----- Data provided -----

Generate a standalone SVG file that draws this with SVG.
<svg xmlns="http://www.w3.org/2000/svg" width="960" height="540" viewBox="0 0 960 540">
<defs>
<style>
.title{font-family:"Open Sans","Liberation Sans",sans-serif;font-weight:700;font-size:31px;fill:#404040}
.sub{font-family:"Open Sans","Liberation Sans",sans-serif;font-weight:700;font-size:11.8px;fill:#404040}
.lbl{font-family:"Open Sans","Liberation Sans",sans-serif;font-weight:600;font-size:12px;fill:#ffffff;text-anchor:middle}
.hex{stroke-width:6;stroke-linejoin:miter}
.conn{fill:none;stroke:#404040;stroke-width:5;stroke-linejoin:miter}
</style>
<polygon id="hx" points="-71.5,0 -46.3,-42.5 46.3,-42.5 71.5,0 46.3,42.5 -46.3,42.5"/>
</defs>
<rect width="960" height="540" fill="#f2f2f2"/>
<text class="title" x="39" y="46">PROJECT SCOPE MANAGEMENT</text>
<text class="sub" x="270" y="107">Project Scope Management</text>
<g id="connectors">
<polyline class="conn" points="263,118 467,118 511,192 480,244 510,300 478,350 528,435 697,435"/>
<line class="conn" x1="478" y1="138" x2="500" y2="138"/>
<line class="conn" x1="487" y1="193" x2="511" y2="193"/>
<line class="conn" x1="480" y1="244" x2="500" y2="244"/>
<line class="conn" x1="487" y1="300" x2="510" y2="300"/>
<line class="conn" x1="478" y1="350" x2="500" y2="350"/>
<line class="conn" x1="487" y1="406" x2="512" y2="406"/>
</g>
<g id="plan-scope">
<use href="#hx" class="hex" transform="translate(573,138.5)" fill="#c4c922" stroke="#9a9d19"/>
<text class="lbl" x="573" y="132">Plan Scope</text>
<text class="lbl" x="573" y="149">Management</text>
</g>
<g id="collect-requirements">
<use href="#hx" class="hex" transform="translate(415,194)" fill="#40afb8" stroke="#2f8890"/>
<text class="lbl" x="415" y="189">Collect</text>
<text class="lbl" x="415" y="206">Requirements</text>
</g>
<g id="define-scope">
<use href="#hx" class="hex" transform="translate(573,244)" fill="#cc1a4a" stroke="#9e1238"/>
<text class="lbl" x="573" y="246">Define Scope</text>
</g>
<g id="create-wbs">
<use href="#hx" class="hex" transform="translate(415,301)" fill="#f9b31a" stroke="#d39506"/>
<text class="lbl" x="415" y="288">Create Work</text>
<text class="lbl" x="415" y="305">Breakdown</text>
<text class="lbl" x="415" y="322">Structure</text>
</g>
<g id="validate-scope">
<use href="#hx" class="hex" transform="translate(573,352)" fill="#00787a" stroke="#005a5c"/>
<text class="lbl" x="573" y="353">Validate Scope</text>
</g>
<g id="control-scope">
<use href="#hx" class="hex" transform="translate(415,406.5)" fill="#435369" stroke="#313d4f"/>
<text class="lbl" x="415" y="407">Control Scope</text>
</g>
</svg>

-----

• _What you need to do_:
Using the data above, reproduce every line exactly.

• _Complete output_:
Generate a standalone SVG file that draws this with SVG.
<svg xmlns="http://www.w3.org/2000/svg" width="960" height="540" viewBox="0 0 960 540">
<defs>
<style>
.title{font-family:"Open Sans","Liberation Sans",sans-serif;font-weight:700;font-size:31px;fill:#404040}
.sub{font-family:"Open Sans","Liberation Sans",sans-serif;font-weight:700;font-size:11.8px;fill:#404040}
.lbl{font-family:"Open Sans","Liberation Sans",sans-serif;font-weight:600;font-size:12px;fill:#ffffff;text-anchor:middle}
.hex{stroke-width:6;stroke-linejoin:miter}
.conn{fill:none;stroke:#404040;stroke-width:5;stroke-linejoin:miter}
</style>
<polygon id="hx" points="-71.5,0 -46.3,-42.5 46.3,-42.5 71.5,0 46.3,42.5 -46.3,42.5"/>
</defs>
<rect width="960" height="540" fill="#f2f2f2"/>
<text class="title" x="39" y="46">PROJECT SCOPE MANAGEMENT</text>
<text class="sub" x="270" y="107">Project Scope Management</text>
<g id="connectors">
<polyline class="conn" points="263,118 467,118 511,192 480,244 510,300 478,350 528,435 697,435"/>
<line class="conn" x1="478" y1="138" x2="500" y2="138"/>
<line class="conn" x1="487" y1="193" x2="511" y2="193"/>
<line class="conn" x1="480" y1="244" x2="500" y2="244"/>
<line class="conn" x1="487" y1="300" x2="510" y2="300"/>
<line class="conn" x1="478" y1="350" x2="500" y2="350"/>
<line class="conn" x1="487" y1="406" x2="512" y2="406"/>
</g>
<g id="plan-scope">
<use href="#hx" class="hex" transform="translate(573,138.5)" fill="#c4c922" stroke="#9a9d19"/>
<text class="lbl" x="573" y="132">Plan Scope</text>
<text class="lbl" x="573" y="149">Management</text>
</g>
<g id="collect-requirements">
<use href="#hx" class="hex" transform="translate(415,194)" fill="#40afb8" stroke="#2f8890"/>
<text class="lbl" x="415" y="189">Collect</text>
<text class="lbl" x="415" y="206">Requirements</text>
</g>
<g id="define-scope">
<use href="#hx" class="hex" transform="translate(573,244)" fill="#cc1a4a" stroke="#9e1238"/>
<text class="lbl" x="573" y="246">Define Scope</text>
</g>
<g id="create-wbs">
<use href="#hx" class="hex" transform="translate(415,301)" fill="#f9b31a" stroke="#d39506"/>
<text class="lbl" x="415" y="288">Create Work</text>
<text class="lbl" x="415" y="305">Breakdown</text>
<text class="lbl" x="415" y="322">Structure</text>
</g>
<g id="validate-scope">
<use href="#hx" class="hex" transform="translate(573,352)" fill="#00787a" stroke="#005a5c"/>
<text class="lbl" x="573" y="353">Validate Scope</text>
</g>
<g id="control-scope">
<use href="#hx" class="hex" transform="translate(415,406.5)" fill="#435369" stroke="#313d4f"/>
<text class="lbl" x="415" y="407">Control Scope</text>
</g>
</svg>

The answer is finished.